= Required work =
Every line from the one holding "Convert this chart to Apache ECharts code." through the one holding "var points = currents.map(function" should be returned exactly, both included; the pictures should not.

= Provided material =
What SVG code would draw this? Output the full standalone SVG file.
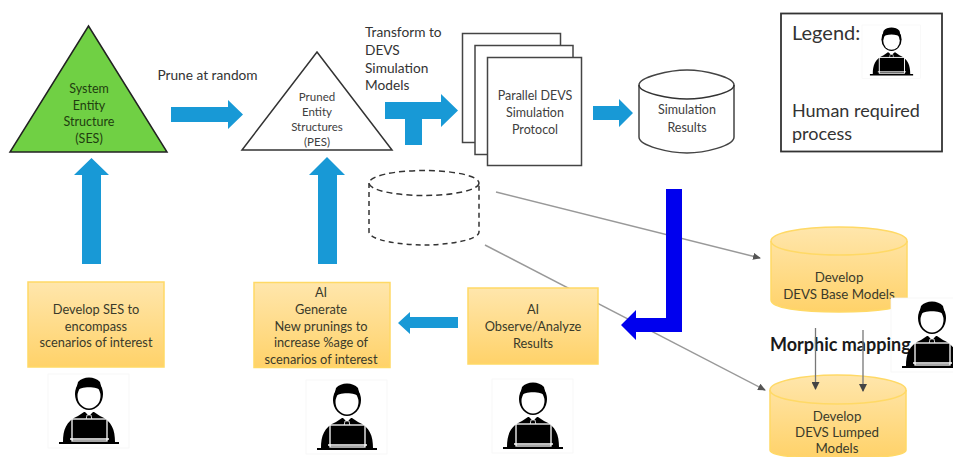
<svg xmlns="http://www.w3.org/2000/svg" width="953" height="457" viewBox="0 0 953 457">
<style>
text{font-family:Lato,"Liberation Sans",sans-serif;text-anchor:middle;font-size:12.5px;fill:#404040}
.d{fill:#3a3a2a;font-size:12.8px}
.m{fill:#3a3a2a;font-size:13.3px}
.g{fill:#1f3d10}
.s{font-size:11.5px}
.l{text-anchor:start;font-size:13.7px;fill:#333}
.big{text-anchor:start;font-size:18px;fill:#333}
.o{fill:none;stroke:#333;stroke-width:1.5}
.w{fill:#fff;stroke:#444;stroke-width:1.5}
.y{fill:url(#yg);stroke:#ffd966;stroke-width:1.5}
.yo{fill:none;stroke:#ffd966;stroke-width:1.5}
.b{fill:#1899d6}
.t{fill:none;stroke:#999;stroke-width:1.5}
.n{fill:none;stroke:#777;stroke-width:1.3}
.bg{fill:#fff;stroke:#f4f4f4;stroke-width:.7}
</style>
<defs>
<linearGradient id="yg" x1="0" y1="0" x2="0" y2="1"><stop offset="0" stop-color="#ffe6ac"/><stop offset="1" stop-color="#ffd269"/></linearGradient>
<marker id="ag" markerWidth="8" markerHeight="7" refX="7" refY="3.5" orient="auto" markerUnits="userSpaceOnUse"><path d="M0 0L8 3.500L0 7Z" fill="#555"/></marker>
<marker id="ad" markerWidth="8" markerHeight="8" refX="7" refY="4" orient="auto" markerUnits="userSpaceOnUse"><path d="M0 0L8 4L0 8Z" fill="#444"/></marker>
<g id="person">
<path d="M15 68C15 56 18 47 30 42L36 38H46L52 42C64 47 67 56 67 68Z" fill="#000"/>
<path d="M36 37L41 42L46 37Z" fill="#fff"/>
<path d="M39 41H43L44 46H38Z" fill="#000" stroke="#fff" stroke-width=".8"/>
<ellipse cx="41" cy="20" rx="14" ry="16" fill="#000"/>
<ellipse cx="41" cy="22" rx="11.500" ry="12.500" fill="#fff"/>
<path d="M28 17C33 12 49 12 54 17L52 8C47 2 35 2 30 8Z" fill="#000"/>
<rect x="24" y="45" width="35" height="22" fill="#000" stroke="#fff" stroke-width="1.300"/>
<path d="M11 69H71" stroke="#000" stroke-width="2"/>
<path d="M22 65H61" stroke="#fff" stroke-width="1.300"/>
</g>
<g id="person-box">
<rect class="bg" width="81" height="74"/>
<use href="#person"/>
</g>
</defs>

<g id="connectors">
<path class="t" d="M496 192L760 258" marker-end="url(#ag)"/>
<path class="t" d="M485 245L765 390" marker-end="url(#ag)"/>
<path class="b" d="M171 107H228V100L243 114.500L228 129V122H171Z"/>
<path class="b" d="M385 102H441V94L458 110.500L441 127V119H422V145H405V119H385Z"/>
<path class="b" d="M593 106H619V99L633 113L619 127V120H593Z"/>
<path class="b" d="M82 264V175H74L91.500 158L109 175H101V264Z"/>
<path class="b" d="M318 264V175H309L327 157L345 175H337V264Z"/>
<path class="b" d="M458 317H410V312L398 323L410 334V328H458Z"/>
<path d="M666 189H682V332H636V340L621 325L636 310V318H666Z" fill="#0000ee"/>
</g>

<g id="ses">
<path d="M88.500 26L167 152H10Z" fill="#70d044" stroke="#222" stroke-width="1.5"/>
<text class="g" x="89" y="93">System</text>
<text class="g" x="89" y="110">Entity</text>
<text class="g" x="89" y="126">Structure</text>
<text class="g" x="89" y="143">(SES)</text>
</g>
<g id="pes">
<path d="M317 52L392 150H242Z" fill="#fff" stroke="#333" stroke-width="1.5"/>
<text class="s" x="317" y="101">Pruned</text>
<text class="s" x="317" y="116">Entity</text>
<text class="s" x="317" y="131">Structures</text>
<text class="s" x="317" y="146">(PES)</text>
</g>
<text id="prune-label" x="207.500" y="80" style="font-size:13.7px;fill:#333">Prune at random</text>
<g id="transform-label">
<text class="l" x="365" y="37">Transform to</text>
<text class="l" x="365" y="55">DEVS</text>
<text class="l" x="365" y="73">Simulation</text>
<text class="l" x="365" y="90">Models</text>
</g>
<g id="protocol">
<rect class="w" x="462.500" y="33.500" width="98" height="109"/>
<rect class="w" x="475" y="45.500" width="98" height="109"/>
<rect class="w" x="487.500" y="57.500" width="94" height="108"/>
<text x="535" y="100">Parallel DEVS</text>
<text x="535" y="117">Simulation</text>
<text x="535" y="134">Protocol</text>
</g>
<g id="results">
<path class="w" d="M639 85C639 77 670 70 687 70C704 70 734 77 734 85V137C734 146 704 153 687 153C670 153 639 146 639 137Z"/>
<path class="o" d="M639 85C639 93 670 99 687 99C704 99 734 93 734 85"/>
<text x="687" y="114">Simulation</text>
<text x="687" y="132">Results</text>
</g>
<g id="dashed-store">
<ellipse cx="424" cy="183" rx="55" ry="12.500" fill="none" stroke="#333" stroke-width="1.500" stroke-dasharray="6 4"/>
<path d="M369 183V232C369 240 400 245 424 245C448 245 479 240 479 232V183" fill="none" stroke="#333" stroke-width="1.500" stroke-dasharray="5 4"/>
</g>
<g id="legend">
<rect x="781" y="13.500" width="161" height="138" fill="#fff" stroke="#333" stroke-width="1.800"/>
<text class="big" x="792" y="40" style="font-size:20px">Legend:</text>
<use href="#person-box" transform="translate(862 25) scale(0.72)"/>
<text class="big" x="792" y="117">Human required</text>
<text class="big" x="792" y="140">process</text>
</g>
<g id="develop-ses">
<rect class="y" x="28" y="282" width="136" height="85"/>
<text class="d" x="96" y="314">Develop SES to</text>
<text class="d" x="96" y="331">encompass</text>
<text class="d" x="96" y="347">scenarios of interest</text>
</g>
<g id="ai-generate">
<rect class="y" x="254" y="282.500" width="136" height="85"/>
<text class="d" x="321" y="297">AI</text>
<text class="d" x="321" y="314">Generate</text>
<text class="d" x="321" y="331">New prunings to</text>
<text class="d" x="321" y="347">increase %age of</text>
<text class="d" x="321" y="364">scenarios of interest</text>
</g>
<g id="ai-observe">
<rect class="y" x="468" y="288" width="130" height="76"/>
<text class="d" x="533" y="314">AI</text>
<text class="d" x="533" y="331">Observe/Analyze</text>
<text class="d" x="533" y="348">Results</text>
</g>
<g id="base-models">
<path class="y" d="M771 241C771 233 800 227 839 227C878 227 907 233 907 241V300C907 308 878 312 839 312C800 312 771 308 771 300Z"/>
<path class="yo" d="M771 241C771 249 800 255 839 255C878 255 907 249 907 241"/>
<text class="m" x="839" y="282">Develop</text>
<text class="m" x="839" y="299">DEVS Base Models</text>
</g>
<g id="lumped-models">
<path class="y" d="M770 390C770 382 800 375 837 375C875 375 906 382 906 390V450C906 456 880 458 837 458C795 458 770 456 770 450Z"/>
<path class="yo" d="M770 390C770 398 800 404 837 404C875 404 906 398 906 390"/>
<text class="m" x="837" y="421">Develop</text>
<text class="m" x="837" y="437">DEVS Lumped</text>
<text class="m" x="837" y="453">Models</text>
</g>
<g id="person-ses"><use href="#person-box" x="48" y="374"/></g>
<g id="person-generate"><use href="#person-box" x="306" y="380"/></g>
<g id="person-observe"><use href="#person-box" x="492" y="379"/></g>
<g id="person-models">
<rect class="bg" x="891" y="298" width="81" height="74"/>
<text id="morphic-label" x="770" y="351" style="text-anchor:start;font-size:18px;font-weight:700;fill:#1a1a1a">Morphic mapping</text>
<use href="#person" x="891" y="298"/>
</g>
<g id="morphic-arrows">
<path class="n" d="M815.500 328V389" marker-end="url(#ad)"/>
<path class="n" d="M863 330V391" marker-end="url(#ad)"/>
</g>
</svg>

==

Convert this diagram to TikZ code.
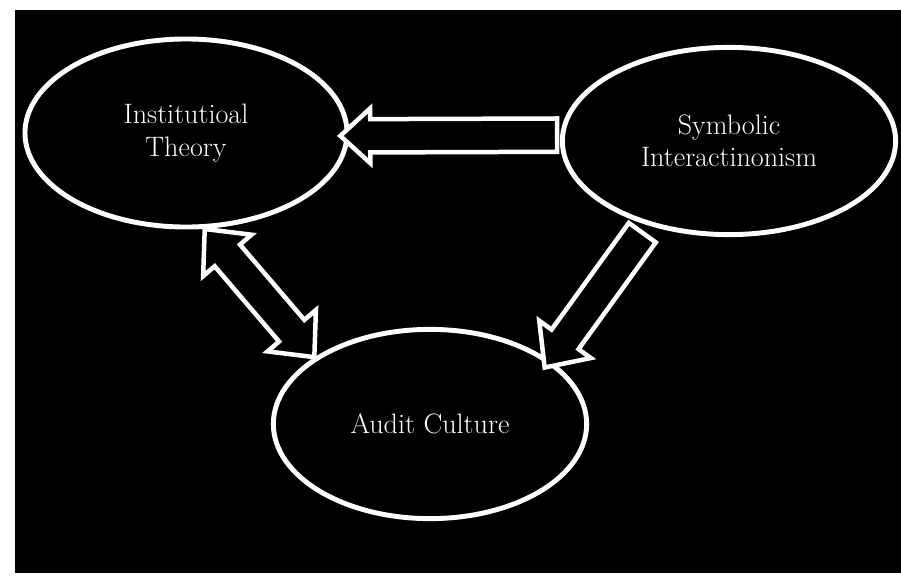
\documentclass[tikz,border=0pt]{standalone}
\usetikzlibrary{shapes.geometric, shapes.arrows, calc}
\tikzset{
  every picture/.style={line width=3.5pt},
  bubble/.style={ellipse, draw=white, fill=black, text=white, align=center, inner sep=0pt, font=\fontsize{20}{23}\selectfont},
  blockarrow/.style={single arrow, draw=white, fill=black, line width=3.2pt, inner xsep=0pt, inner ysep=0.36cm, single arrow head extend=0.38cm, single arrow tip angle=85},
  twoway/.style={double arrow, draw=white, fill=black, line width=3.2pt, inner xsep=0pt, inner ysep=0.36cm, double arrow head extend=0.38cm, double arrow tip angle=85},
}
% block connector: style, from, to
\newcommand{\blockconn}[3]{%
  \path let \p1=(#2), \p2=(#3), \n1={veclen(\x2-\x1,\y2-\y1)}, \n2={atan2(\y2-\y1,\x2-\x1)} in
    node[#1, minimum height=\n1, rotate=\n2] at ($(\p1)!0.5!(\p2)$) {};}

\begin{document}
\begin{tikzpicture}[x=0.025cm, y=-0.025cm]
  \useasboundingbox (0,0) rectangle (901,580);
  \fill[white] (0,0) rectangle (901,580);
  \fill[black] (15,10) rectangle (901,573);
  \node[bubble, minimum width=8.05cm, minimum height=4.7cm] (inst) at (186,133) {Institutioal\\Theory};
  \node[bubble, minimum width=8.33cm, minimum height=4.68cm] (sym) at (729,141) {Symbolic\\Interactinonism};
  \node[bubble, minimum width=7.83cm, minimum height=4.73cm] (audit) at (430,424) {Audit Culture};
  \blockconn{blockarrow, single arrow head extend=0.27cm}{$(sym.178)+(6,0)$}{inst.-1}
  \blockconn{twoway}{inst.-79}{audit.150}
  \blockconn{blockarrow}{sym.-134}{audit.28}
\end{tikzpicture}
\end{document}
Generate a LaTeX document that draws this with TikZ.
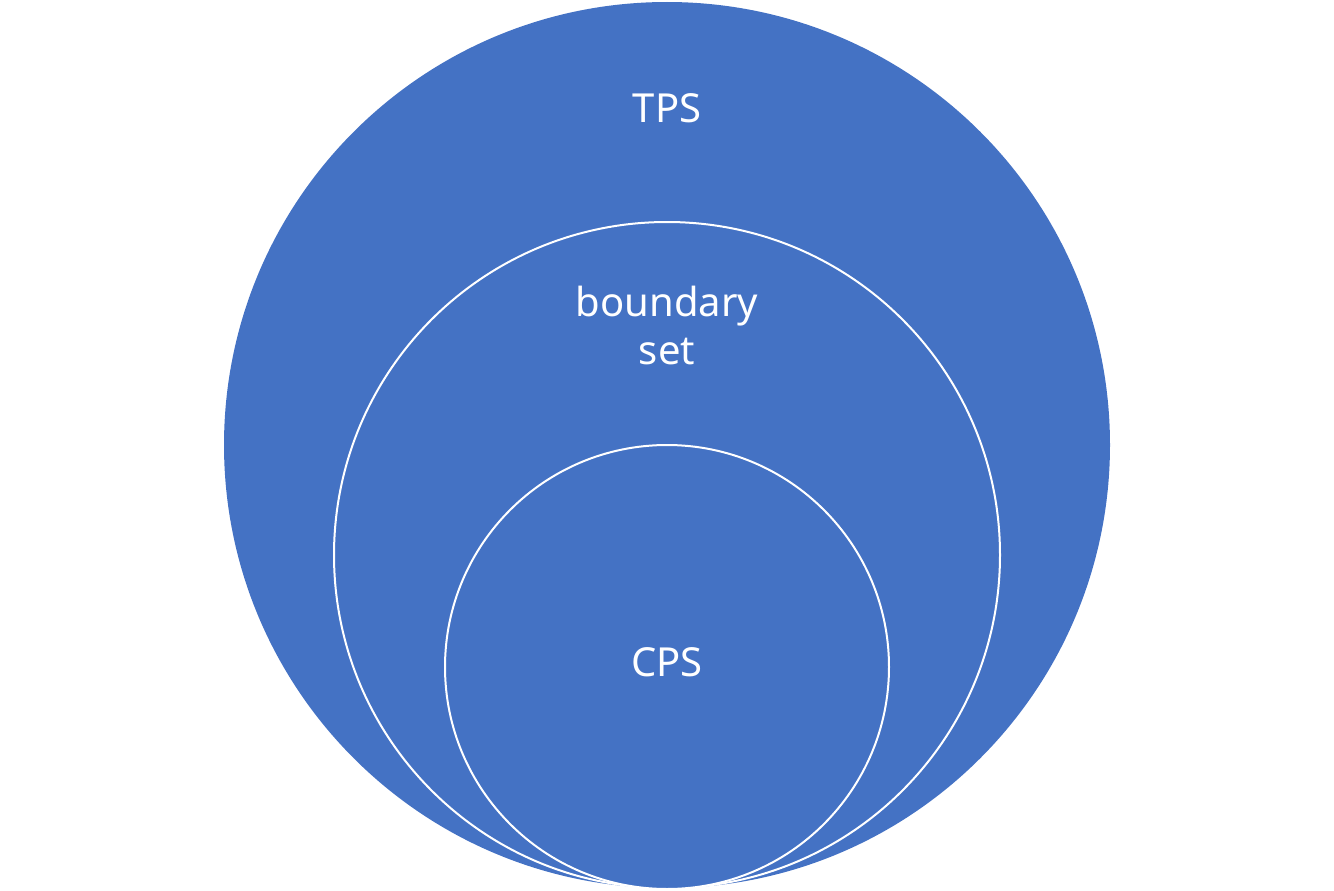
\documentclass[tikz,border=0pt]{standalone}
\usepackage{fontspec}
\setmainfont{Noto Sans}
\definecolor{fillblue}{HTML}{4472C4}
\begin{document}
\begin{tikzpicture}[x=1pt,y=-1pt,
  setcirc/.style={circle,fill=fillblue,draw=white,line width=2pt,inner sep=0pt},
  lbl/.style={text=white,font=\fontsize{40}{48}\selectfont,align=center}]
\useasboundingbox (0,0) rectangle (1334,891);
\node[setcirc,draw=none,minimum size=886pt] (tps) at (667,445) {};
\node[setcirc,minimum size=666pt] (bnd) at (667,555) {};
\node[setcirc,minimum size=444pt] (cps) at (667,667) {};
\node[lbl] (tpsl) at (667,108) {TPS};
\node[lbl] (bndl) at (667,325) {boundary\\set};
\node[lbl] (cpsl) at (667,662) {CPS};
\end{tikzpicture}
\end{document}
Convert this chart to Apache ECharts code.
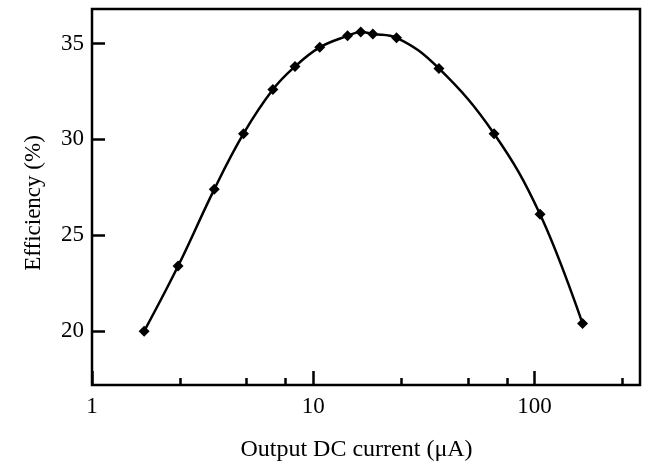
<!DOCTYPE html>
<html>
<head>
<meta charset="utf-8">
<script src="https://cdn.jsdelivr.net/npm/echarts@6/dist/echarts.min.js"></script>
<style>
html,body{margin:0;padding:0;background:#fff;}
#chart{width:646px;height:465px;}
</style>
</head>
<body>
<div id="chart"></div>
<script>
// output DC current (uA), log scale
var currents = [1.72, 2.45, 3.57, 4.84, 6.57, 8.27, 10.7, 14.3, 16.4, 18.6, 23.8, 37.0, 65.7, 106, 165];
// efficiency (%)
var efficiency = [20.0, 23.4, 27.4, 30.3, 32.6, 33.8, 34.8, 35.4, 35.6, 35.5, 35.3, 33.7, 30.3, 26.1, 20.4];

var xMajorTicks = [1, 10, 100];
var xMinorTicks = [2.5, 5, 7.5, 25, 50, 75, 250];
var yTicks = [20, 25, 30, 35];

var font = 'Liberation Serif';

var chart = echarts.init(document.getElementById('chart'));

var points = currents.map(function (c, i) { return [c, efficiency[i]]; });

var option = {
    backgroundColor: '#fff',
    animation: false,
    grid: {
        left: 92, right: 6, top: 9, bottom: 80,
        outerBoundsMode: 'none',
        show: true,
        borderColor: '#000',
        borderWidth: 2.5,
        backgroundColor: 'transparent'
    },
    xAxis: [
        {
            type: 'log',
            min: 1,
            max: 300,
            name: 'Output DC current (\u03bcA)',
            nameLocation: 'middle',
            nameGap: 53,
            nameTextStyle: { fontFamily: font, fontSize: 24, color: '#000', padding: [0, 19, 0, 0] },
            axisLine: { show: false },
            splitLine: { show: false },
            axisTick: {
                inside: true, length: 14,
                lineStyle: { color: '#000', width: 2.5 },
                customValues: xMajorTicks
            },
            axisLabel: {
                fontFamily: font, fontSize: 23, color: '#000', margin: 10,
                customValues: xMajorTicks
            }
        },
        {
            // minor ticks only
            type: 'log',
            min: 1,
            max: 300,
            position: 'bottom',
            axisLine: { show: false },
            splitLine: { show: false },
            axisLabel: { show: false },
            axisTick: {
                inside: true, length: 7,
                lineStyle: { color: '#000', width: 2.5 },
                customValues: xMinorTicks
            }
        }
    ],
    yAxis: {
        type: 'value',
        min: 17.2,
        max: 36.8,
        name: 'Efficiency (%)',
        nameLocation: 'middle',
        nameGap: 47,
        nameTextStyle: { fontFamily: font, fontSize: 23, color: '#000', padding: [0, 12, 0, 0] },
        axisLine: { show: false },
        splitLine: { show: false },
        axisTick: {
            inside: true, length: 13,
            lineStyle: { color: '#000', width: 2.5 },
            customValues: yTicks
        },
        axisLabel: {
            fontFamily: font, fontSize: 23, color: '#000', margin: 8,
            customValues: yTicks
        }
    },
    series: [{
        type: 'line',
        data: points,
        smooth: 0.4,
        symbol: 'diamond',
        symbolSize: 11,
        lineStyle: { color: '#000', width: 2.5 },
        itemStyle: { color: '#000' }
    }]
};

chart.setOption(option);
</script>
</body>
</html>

= Solution below =
Convert this chart to Apache ECharts code.
<!DOCTYPE html>
<html>
<head>
<meta charset="utf-8">
<script src="https://cdn.jsdelivr.net/npm/echarts@6/dist/echarts.min.js"></script>
<style>
html,body{margin:0;padding:0;background:#fff;}
#chart{width:646px;height:465px;}
</style>
</head>
<body>
<div id="chart"></div>
<script>
// output DC current (uA), log scale
var currents = [1.72, 2.45, 3.57, 4.84, 6.57, 8.27, 10.7, 14.3, 16.4, 18.6, 23.8, 37.0, 65.7, 106, 165];
// efficiency (%)
var efficiency = [20.0, 23.4, 27.4, 30.3, 32.6, 33.8, 34.8, 35.4, 35.6, 35.5, 35.3, 33.7, 30.3, 26.1, 20.4];

var xMajorTicks = [1, 10, 100];
var xMinorTicks = [2.5, 5, 7.5, 25, 50, 75, 250];
var yTicks = [20, 25, 30, 35];

var font = 'Liberation Serif';

var chart = echarts.init(document.getElementById('chart'));

var points = currents.map(function (c, i) { return [c, efficiency[i]]; });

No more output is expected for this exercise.